## start

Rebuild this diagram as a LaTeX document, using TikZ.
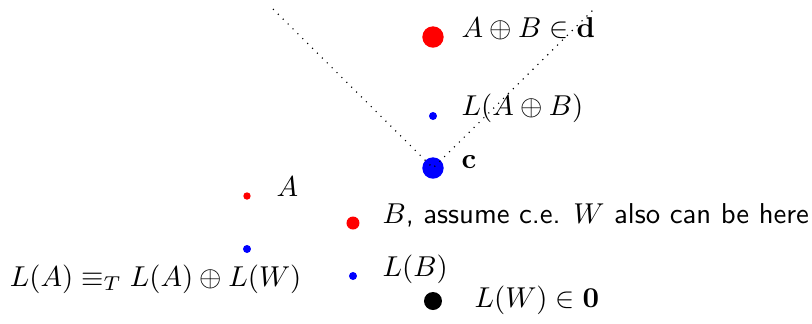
\documentclass[tikz,border=0pt]{standalone}
\newcommand{\pxu}{0.348pt}
\begin{document}
\begin{tikzpicture}[x=\pxu, y=-\pxu,
    dot/.style={circle, inner sep=0pt, minimum size=2*#1*\pxu},
    lbl/.style={anchor=base west, inner sep=0pt}]
    % 1. Khung hình
    \useasboundingbox (0,0) rectangle (812,323);

    % 2. Các điểm
    \node[dot=10.7, fill=red] (ab) at (433,37) {};
    \node[dot=4, fill=blue] (lab) at (433,116) {};
    \node[dot=10.7, fill=blue] (c) at (433,168) {};
    \node[dot=3.7, fill=red] (a) at (247,196) {};
    \node[dot=6.5, fill=red] (b) at (353,223) {};
    \node[dot=4, fill=blue] (la) at (247,249) {};
    \node[dot=4, fill=blue] (lb) at (353,276) {};
    \node[dot=9, fill=black] (lw) at (433,301) {};

    % 3. Nhãn
    \node[lbl] (abtext) at (461,37) {$A \oplus B \in \mathbf{d}$};
    \node[lbl] (labtext) at (461,115) {$L(A \oplus B)$};
    \node[lbl] (ctext) at (461,168) {$\mathbf{c}$};
    \node[lbl] (atext) at (276,196) {$A$};
    \node[lbl] (btext) at (382,223)
        {$B$\textsf{, assume c.e. }$W$\textsf{ also can be here}};
    \node[lbl, anchor=base east] (latext) at (302,286)
        {$L(A) \equiv_T L(A) \oplus L(W)$};
    \node[lbl] (lbtext) at (382,276) {$L(B)$};
    \node[lbl] (lwtext) at (474,307) {$L(W) \in \mathbf{0}$};

    % 4. Hai đường chấm
    \coordinate (tl) at (273,9);
    \coordinate (tr) at (593,10);
    \draw[dotted] (tl) -- (c.center) -- (tr);
\end{tikzpicture}
\end{document}
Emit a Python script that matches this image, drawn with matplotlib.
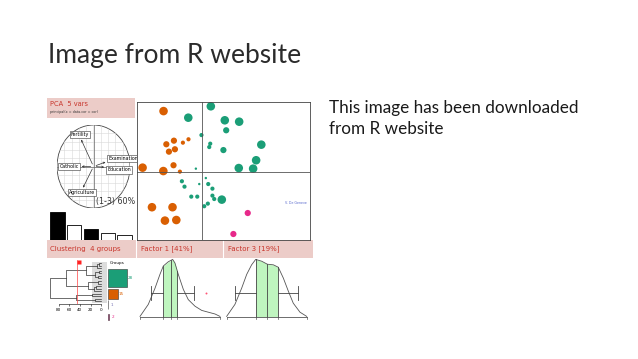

## end

## The exercise
Leave out all images, then reproduce the entries above exactly.

## Full response
Rebuild this diagram as a LaTeX document, using TikZ.
\documentclass[tikz,border=0pt]{standalone}
\newcommand{\pxu}{0.348pt}
\begin{document}
\begin{tikzpicture}[x=\pxu, y=-\pxu,
    dot/.style={circle, inner sep=0pt, minimum size=2*#1*\pxu},
    lbl/.style={anchor=base west, inner sep=0pt}]
    % 1. Khung hình
    \useasboundingbox (0,0) rectangle (812,323);

    % 2. Các điểm
    \node[dot=10.7, fill=red] (ab) at (433,37) {};
    \node[dot=4, fill=blue] (lab) at (433,116) {};
    \node[dot=10.7, fill=blue] (c) at (433,168) {};
    \node[dot=3.7, fill=red] (a) at (247,196) {};
    \node[dot=6.5, fill=red] (b) at (353,223) {};
    \node[dot=4, fill=blue] (la) at (247,249) {};
    \node[dot=4, fill=blue] (lb) at (353,276) {};
    \node[dot=9, fill=black] (lw) at (433,301) {};

    % 3. Nhãn
    \node[lbl] (abtext) at (461,37) {$A \oplus B \in \mathbf{d}$};
    \node[lbl] (labtext) at (461,115) {$L(A \oplus B)$};
    \node[lbl] (ctext) at (461,168) {$\mathbf{c}$};
    \node[lbl] (atext) at (276,196) {$A$};
    \node[lbl] (btext) at (382,223)
        {$B$\textsf{, assume c.e. }$W$\textsf{ also can be here}};
    \node[lbl, anchor=base east] (latext) at (302,286)
        {$L(A) \equiv_T L(A) \oplus L(W)$};
    \node[lbl] (lbtext) at (382,276) {$L(B)$};
    \node[lbl] (lwtext) at (474,307) {$L(W) \in \mathbf{0}$};

    % 4. Hai đường chấm
    \coordinate (tl) at (273,9);
    \coordinate (tr) at (593,10);
    \draw[dotted] (tl) -- (c.center) -- (tr);
\end{tikzpicture}
\end{document}
Emit a Python script that matches this image, drawn with matplotlib.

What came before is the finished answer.